In the crowded Tunisian quarter of the Universal Exposition in Paris in 1900, again designed by Henri-Jules Saladin, there were two replicas of mosques. The first, a copy of the Mosque of Sidi-Maklouf in Kef, actually served as a mosque where Muslims could go for their daily prayers. The second, a copy of the seventeenth-century Mosque of Sidi-Mahres in Tunis, then abandoned and in
ruins, was transformed into an exhibition hall to display the agricultural, industrial, and commercial products of the regency (Figs. 90–91). One room was reserved for documents pertaining to colonization, another for representative artwork from Tunisia's rich history. Observers agreed enthusiastically that this white-domed "mosque" lacked only the light of the Tunisian sun to be real. To lend "authenticity," the moldings (geometric interlacings) were made in Tunisia by local artisans and shipped to Paris. The resident general of the colony, René Millet, joked that this replica—this "jewel"—lacked only the cow that had turned it into a stable back in Tunis. Once again underscoring the building's authenticity, a French journalist sympathized, tongue-in-cheek, with the native who did not understand why he was not allowed to pray in this "mosque."
The architecture of the Algerian and Tunisian colonies of France projected an image of Islam correlating with that of the noncolonial presentations.

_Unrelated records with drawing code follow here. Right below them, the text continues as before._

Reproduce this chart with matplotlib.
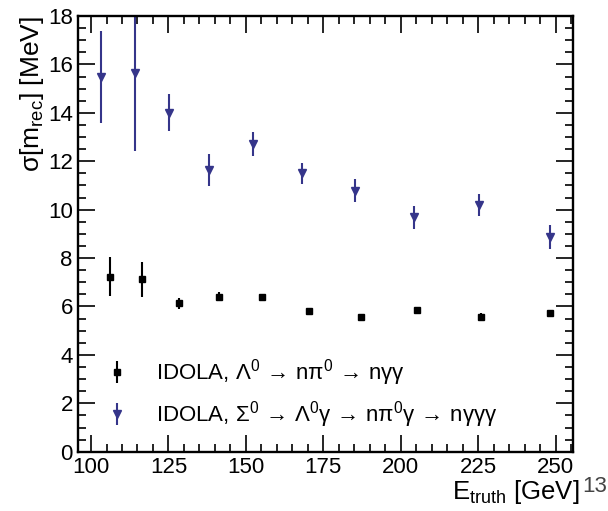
import matplotlib.pyplot as plt
from matplotlib.ticker import MultipleLocator

plt.rcParams['font.family'] = ['Liberation Sans', 'DejaVu Sans']
plt.rcParams['mathtext.fontset'] = 'custom'
plt.rcParams['mathtext.rm'] = 'Liberation Sans'
plt.rcParams['mathtext.it'] = 'Liberation Sans'
plt.rcParams['mathtext.default'] = 'regular'

# Lambda0 -> n pi0 -> n gamma gamma
lam_e = [106.1, 116.3, 128.4, 141.2, 155.3, 170.3, 187.0, 205.1, 226.0, 248.1]
lam_sigma = [7.23, 7.12, 6.13, 6.41, 6.39, 5.83, 5.55, 5.86, 5.58, 5.72]
lam_err = [0.80, 0.72, 0.22, 0.20, 0.10, 0.10, 0.15, 0.10, 0.17, 0.10]

# Sigma0 -> Lambda0 gamma -> n pi0 gamma -> n gamma gamma gamma
sig_e = [103.2, 114.2, 125.3, 138.2, 152.2, 168.1, 185.2, 204.2, 225.2, 248.1]
sig_sigma = [15.50, 15.64, 14.00, 11.64, 12.70, 11.50, 10.79, 9.69, 10.19, 8.86]
sig_err = [1.90, 3.20, 0.77, 0.65, 0.50, 0.43, 0.47, 0.48, 0.45, 0.50]

arr = r'$\,\rightarrow\,$'
lam_label = 'IDOLA, Λ$^{0}$' + arr + 'nπ$^{0}$' + arr + 'nγγ'
sig_label = ('IDOLA, Σ$^{0}$' + arr + 'Λ$^{0}$γ' + arr + 'nπ$^{0}$γ'
             + arr + 'nγγγ')

fig = plt.figure(figsize=(6.08, 5.11), dpi=100)
ax = fig.add_axes([0.1288, 0.116, 0.8132, 0.8527])

ax.errorbar(lam_e, lam_sigma, yerr=lam_err, fmt='s', color='black',
            ms=5, elinewidth=1.5, capsize=0, label=lam_label)
ax.errorbar(sig_e, sig_sigma, yerr=sig_err, fmt='v', color='#35358a',
            ms=5.5, elinewidth=1.5, capsize=0, label=sig_label)

ax.set_xlim(95.9, 255.5)
ax.set_ylim(0, 18)
ax.xaxis.set_major_locator(MultipleLocator(25))
ax.xaxis.set_minor_locator(MultipleLocator(5))
ax.yaxis.set_major_locator(MultipleLocator(2))
ax.yaxis.set_minor_locator(MultipleLocator(0.5))
ax.tick_params(which='both', direction='in', top=True, right=True,
               labelsize=16, width=1.2, pad=4)
ax.tick_params(which='major', length=12)
ax.tick_params(which='minor', length=6)
for s in ax.spines.values():
    s.set_linewidth(1.7)

ax.set_ylabel('σ[m$_{rec}$] [MeV]', fontsize=19, loc='top', labelpad=1)
ax.text(1.013, -0.108, 'E$_{truth}$ [GeV]', transform=ax.transAxes,
        fontsize=18.5, ha='right', va='baseline')
fig.text(0.958, 0.037, '13', fontsize=16, color='#444444', va='baseline')

ax.legend(loc='lower left', bbox_to_anchor=(0.056, 0.05), frameon=False,
          fontsize=16, handlelength=1.0, handletextpad=1.25,
          borderpad=0, borderaxespad=0, labelspacing=0.5)

fig.savefig('out.png', dpi=100)
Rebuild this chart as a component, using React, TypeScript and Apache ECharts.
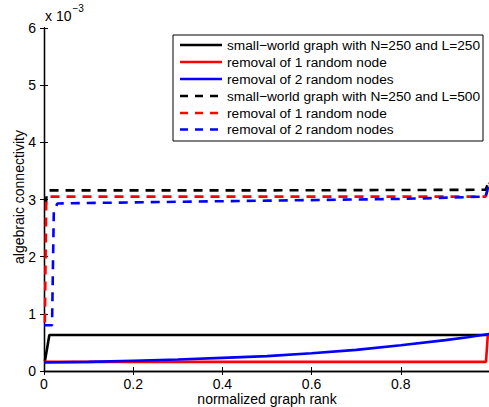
import React, { useEffect, useRef } from "react";
import * as echarts from "echarts";

// values in units of 1e-3
const seriesNames = [
  "small\u2212world graph with N=250 and L=250",
  "removal of 1 random node",
  "removal of 2 random nodes",
  "small\u2212world graph with N=250 and L=500",
  "removal of 1 random node",
  "removal of 2 random nodes",
];
const seriesColors = ["#000000", "#ff0000", "#0000ff", "#000000", "#ff0000", "#0000ff"];
const seriesDashed = [false, false, false, true, true, true];

const blackSolidX = [0.002, 0.012, 1.0];
const blackSolidY = [0.17, 0.63, 0.63];

const redSolidX = [0, 0.2, 0.5, 0.8, 0.991, 0.995, 1.0];
const redSolidY = [0.16, 0.16, 0.16, 0.16, 0.16, 0.62, 0.65];

const blueSolidX = [0, 0.1, 0.2, 0.3, 0.4, 0.5, 0.6, 0.7, 0.8, 0.9, 0.95, 1.0];
const blueSolidY = [0.15, 0.16, 0.18, 0.2, 0.23, 0.26, 0.31, 0.37, 0.45, 0.54, 0.59, 0.65];

const blackDashX = [0.004, 0.006, 0.012, 0.5, 0.99, 1.0];
const blackDashY = [2.9, 3.1, 3.16, 3.16, 3.17, 3.36];

const redDashX = [0.002, 0.005, 0.012, 0.5, 0.99, 1.0];
const redDashY = [0.85, 2.98, 3.05, 3.05, 3.05, 3.3];

const blueDashX = [0, 0.018, 0.022, 0.03, 0.2, 0.5, 0.8, 0.99, 1.0];
const blueDashY = [0.8, 0.8, 2.8, 2.93, 2.95, 2.98, 3.01, 3.05, 3.32];

// tick labels visible in the picture (the "1" falls outside the frame)
const xTickLabels = [0, 0.2, 0.4, 0.6, 0.8];
const yTickLabels = [0, 1, 2, 3, 4, 5, 6];

const FONT = "Liberation Sans, Arial, Helvetica, sans-serif";
const DASH = [9, 7];

function pairs(xs: number[], ys: number[]) {
  return xs.map((x, i) => [x, ys[i]]);
}

export default function App() {
  const ref = useRef<HTMLDivElement>(null);
  useEffect(() => {
    if (!ref.current) return;
    const chart = echarts.init(ref.current, undefined, { renderer: "svg" });
    const xs = [blackSolidX, redSolidX, blueSolidX, blackDashX, redDashX, blueDashX];
    const ys = [blackSolidY, redSolidY, blueSolidY, blackDashY, redDashY, blueDashY];
    const series = seriesNames.map((name, i) => ({
      name,
      type: "line",
      data: pairs(xs[i], ys[i]),
      showSymbol: false,
      symbol: "none",
      z: 2 + i,
      lineStyle: { color: seriesColors[i], width: 2.6, type: seriesDashed[i] ? DASH : "solid" },
      itemStyle: { color: seriesColors[i] },
    }));
    const axisCommon = {
      axisLine: { show: true, lineStyle: { color: "#000", width: 1.3 } },
      axisTick: { show: true, inside: true, length: 4, lineStyle: { color: "#000", width: 1 } },
      splitLine: { show: false },
    };

    // legend drawn manually
    const legTop = 35;
    const legLeft = 173;
    const legRight = 483;
    const legBottom = 141;
    const rowY = [45, 62, 79, 96, 113, 129.5];
    const legendEls: any[] = [
      {
        type: "rect",
        z: 100,
        shape: { x: legLeft, y: legTop, width: legRight - legLeft, height: legBottom - legTop },
        style: { fill: "#fff", stroke: "#000", lineWidth: 1 },
      },
    ];
    seriesNames.forEach((name, i) => {
      legendEls.push({
        type: "line",
        z: 101,
        shape: { x1: 180, y1: rowY[i], x2: 222, y2: rowY[i] },
        style: {
          stroke: seriesColors[i],
          lineWidth: 2.6,
          lineDash: seriesDashed[i] ? [8, 7] : null,
        },
      });
      legendEls.push({
        type: "text",
        z: 101,
        x: 227,
        y: rowY[i],
        style: {
          text: name,
          fontFamily: FONT,
          fontSize: 13.7,
          fill: "#000",
          align: "left",
          verticalAlign: "middle",
        },
      });
    });

    chart.setOption({
      animation: false,
      backgroundColor: "#fff",
      grid: { left: 44, top: 28, width: 446, height: 343, containLabel: false, outerBoundsMode: "none" },
      xAxis: [
        {
          type: "value",
          min: 0,
          max: 1,
          interval: 0.2,
          ...axisCommon,
          axisLabel: {
            fontFamily: FONT,
            fontSize: 14,
            lineHeight: 13,
            color: "#000",
            margin: 6,
            formatter: (v: number) => {
              const r = Math.round(v * 10) / 10;
              return xTickLabels.includes(r) ? String(r) : "";
            },
          },
        },
        {
          type: "value",
          position: "top",
          min: 0,
          max: 1,
          interval: 0.2,
          ...axisCommon,
          axisLabel: { show: false },
        },
      ],
      yAxis: [
        {
          type: "value",
          min: 0,
          max: 6,
          interval: 1,
          ...axisCommon,
          axisLabel: {
            fontFamily: FONT,
            fontSize: 14,
            color: "#000",
            margin: 8,
            formatter: (v: number) => (yTickLabels.includes(v) ? String(v) : ""),
          },
        },
        {
          type: "value",
          position: "right",
          min: 0,
          max: 6,
          interval: 1,
          ...axisCommon,
          axisLabel: { show: false },
        },
      ],
      graphic: [
        {
          type: "text",
          left: 45,
          top: 3,
          style: {
            text: "{a|x 10}{b|\u22123}",
            rich: {
              a: { fontFamily: FONT, fontSize: 14, fill: "#000", padding: [8, 0, 0, 0] },
              b: { fontFamily: FONT, fontSize: 10, fill: "#000", padding: [0, 0, 7, 1] },
            },
          },
        },
        {
          type: "text",
          x: 267,
          y: 399,
          style: {
            text: "normalized graph rank",
            fontFamily: FONT,
            fontSize: 14,
            lineHeight: 13,
            fill: "#000",
            align: "center",
            verticalAlign: "middle",
          },
        },
        {
          type: "text",
          x: 19,
          y: 197,
          rotation: Math.PI / 2,
          style: {
            text: "algebraic connectivity",
            fontFamily: FONT,
            fontSize: 14,
            fill: "#000",
            align: "center",
            verticalAlign: "middle",
          },
        },
        ...legendEls,
      ],
      series,
    });
    return () => chart.dispose();
  }, []);
  return (
    <div
      ref={ref}
      style={{ position: "fixed", left: 0, top: 0, width: 489, height: 407, background: "#fff" }}
    />
  );
}
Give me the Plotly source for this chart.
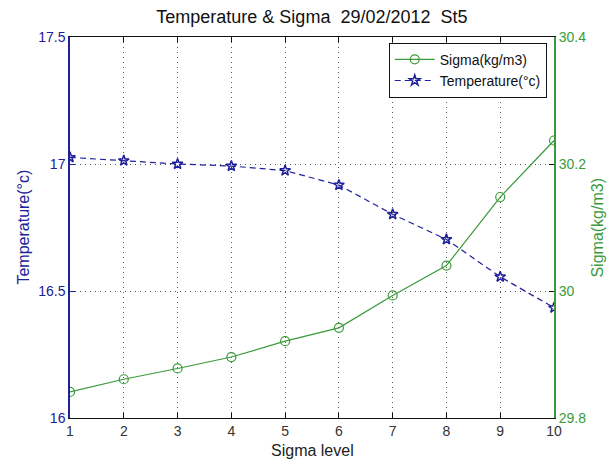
import plotly.graph_objects as go

# Station St5, 29/02/2012
sigma_level = [1, 2, 3, 4, 5, 6, 7, 8, 9, 10]
temperature = [17.026, 17.013, 17.000, 16.992, 16.974, 16.917, 16.802, 16.703, 16.556, 16.434]
sigma = [29.841, 29.861, 29.878, 29.896, 29.921, 29.942, 29.993, 30.040, 30.148, 30.237]

temp_ticks = [16, 16.5, 17, 17.5]
temp_tick_text = ["16", "16.5", "17", "17.5"]
sigma_ticks = [29.8, 30.0, 30.2, 30.4]
sigma_tick_text = ["29.8", "30", "30.2", "30.4"]

BLUE = "#20209a"
GREEN = "#3a9a3a"
FONT = "Liberation Sans, Arial, sans-serif"
GRID_DASH = "1px,4px"

fig = go.Figure()

fig.add_trace(go.Scatter(
    x=sigma_level, y=sigma, name="Sigma(kg/m3)", yaxis="y2",
    mode="lines+markers",
    line=dict(color=GREEN, width=1.2),
    marker=dict(symbol="circle-open", size=9, color=GREEN, line=dict(width=1.2)),
))
fig.add_trace(go.Scatter(
    x=sigma_level, y=temperature, name="Temperature(°c)", yaxis="y",
    mode="lines+markers",
    line=dict(color=BLUE, width=1.2, dash="6px,4px"),
    marker=dict(symbol="star-open", size=8, color=BLUE, line=dict(width=1.5)),
))

# Axis titles placed as paper-anchored labels
axis_labels = [
    dict(text="Temperature(°c)", x=-0.097, y=0.5, textangle=-90, color=BLUE),
    dict(text="Sigma(kg/m3)", x=1.089, y=0.5, textangle=-90, color=GREEN),
    dict(text="Sigma level", x=0.5, y=-0.084, textangle=0, color="#222"),
]
annotations = [
    dict(text=a["text"], x=a["x"], y=a["y"], xref="paper", yref="paper",
         xanchor="center", yanchor="middle", textangle=a["textangle"],
         showarrow=False, font=dict(size=16, color=a["color"], family=FONT))
    for a in axis_labels
]

fig.update_layout(
    width=614, height=461,
    margin=dict(l=70, r=60, t=37, b=43),
    paper_bgcolor="white", plot_bgcolor="white",
    font=dict(family=FONT, size=13, color="#222"),
    title=dict(text="Temperature &amp; Sigma  29/02/2012  St5",
               x=0.508, xanchor="center", y=0.963, yanchor="middle",
               font=dict(size=18, color="#111")),
    showlegend=True,
    legend=dict(x=0.985, xanchor="right", y=0.985, yanchor="top",
                bgcolor="white", bordercolor="#111", borderwidth=1,
                font=dict(size=14, color="#111"),
                itemwidth=40, tracegroupgap=0),
    annotations=annotations,
    xaxis=dict(
        range=[1, 10], tickvals=sigma_level, ticktext=[str(v) for v in sigma_level],
        showline=True, linecolor="#111", linewidth=1, mirror="ticks",
        ticks="inside", ticklen=5, tickcolor="#111",
        showgrid=True, gridcolor="#555", griddash=GRID_DASH, gridwidth=1,
        zeroline=False, automargin=False,
        tickfont=dict(size=14, color="#333"),
    ),
    yaxis=dict(
        range=[16, 17.5], tickvals=temp_ticks, ticktext=temp_tick_text,
        showline=True, linecolor=BLUE, linewidth=1.5,
        ticks="inside", ticklen=5, tickcolor=BLUE,
        showgrid=True, gridcolor="#555", griddash=GRID_DASH, gridwidth=1,
        zeroline=False, automargin=False,
        tickfont=dict(size=14, color=BLUE),
    ),
    yaxis2=dict(
        range=[29.8, 30.4], tickvals=sigma_ticks, ticktext=sigma_tick_text,
        overlaying="y", side="right",
        showline=True, linecolor=GREEN, linewidth=2,
        ticks="inside", ticklen=5, tickcolor="#111",
        showgrid=False, zeroline=False, automargin=False,
        tickfont=dict(size=14, color=GREEN),
    ),
)

fig.write_html("out.html")
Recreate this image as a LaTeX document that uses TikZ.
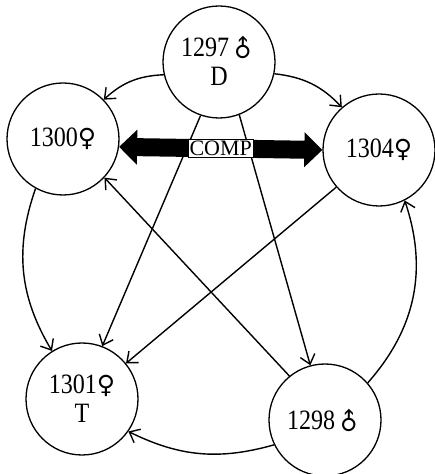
\documentclass[tikz,border=0pt]{standalone}
\usepackage{graphicx}
\usepackage{fontspec}
\setmainfont{Liberation Serif}[FakeStretch=0.86]
\newfontfamily\symfont{DejaVu Sans}
\newfontfamily\compfont{Liberation Serif}
\usetikzlibrary{arrows.meta}
\newcommand{\femsym}{{\symfont\fontsize{25}{25}\selectfont ♀}}
\newcommand{\malsym}{\raisebox{-1pt}[17pt][0pt]{\rotatebox[origin=c]{45}{\symfont\fontsize{24}{24}\selectfont ♂}}}
\begin{document}
\begin{tikzpicture}[x=1pt,y=1pt,
  person/.style={circle,draw,line width=1.3pt,minimum size=112pt,inner sep=0pt,align=center,
    font=\fontsize{28}{29}\selectfont},
  link/.style={line width=1.4pt,-{Straight Barb[length=9pt 0,width=15pt 0]}},
  comparrow/.style={line width=18pt,{Triangle[length=18pt 0,width=34pt 0]}-{Triangle[length=18pt 0,width=34pt 0]}},
  complabel/.style={fill=white,draw,line width=0.8pt,inner sep=1.5pt,font=\compfont\fontsize{22}{22}\selectfont}]
\useasboundingbox (0,0) rectangle (434,474);
\node[person] (p1297) at (219,412) {1297\malsym\\D};
\node[person] (p1300) at (63,335) {1300\femsym};
\node[person] (p1304) at (379,324) {1304\femsym};
\node[person] (p1301) at (82,75) {1301\femsym\\T};
\node[person] (p1298) at (325,54) {1298\malsym};
\draw[link] (p1297.193) to[bend right=20] (p1300.44);
\draw[link] (p1297.348) to[bend left=20] (p1304.131);
\draw[link] (p1297.251) -- (p1301.69);
\draw[link] (p1297.291) -- (p1298.105);
\draw[link] (p1300.241) to[bend right=25] (p1301.122);
\draw[link] (p1304.221) -- (p1301.39);
\draw[link] (p1298.129) -- (p1300.317);
\draw[link] (p1298.206) to[bend left=21] (p1301.325);
\draw[link] (p1298.41) to[bend right=30] (p1304.297);
\draw[comparrow] (p1300.352) -- (p1304.180) node[midway,complabel] {COMP};
\end{tikzpicture}
\end{document}
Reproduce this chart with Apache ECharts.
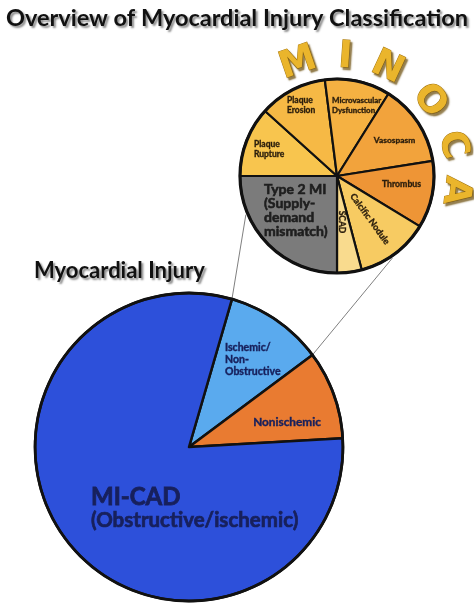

Yet the indigenous character of the pavilions played a different role in the colonial context, aggrandizing the image of France by making it more varied and complex. The greater the spectrum of differences in colonized cultures, the stronger was the impression of the colonizer's power and the vastness of his
domain. One French observer asked: "Are we not a grand Muslim nation, given our vast African colonies?" In effect, the Islamic colonies were only a small part of the much larger French empire, which included West Africa, the Congo, Madagascar, Indo-China, and islands in the Caribbean. Pluralism suggested the empire's universality.